We must remember also that many prices have become institutionalized or customary through long usage. Such prices even may be linked with the existence of a particular coin, such as a five-cent package of chewing gum or a ten-cent bottle of soft drink. At times, producers have been guilty of depreciating quality or cutting quantity to maintain this customary price, with the hope the consumers will not recognize the difference.
From our discussion of the entrepreneur and his market behavior, we should remember that in this area he deals with a number of variables-demand, supply, costs, revenue, price--all of which show independent and dependent relationships. Just what sort of response buyers will make to a given or changed price structure will depend on a whole series of factors, a situation that is not always easy for the entrepreneur to analyze correctly'. But these are all important factors which he must calculate carefully; the greater his degree of accuracy, the less the risk entailed.
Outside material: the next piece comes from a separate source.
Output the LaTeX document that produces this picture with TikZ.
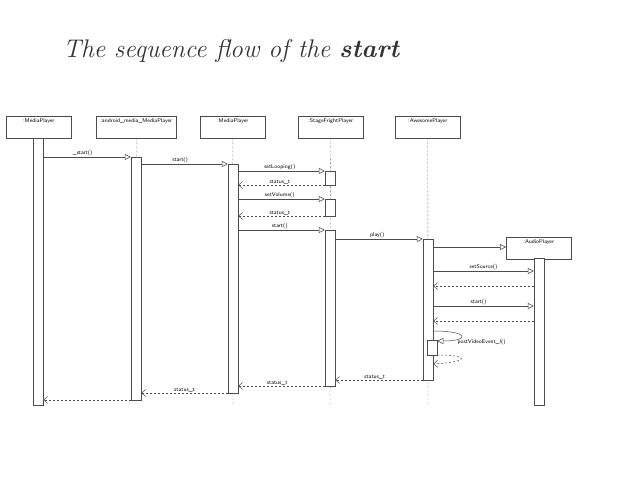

We ought to point out that in the last few years business concerns have employed economists on their staffs in all sorts of capacities. If nothing else, this is evidence that the entrepreneur realizes the complexity of the problem that confronts him in this area. Likewise, there is an occasional sentiment for supplying Supreme Court Justices with economic assistants or clerks, not unlike the legal clerks which they now employ.
In concluding this section, we note that the Federal statute books are filled with laws dealing with pricing. Many of them interfere with marketing forces. Although the more important laws are treated elsewhere, we may mention them here at the end of a chapter which has emphasized the economic side of the price system. In its business dealings, the Federal Government makes use of minimum wage legislation, price supports, subsidies, ceiling prices, price freezes, price formulas, public auctions, administered prices, and sealed bids. In addition, there are the Sherman Act of 1890, as amended by the Miller-Tydings Act of 1937; the Clayton Act of 1914, as amended by the Robinson-Patman Act of 1936; and the McGuire Act of 1952. Government agencies also influence the price for loans (interest), transportation rates, and the price of products patented and copyrighted under Federal law. State governments also play their part in fixing usury laws, the prices of milk, and public utility rates.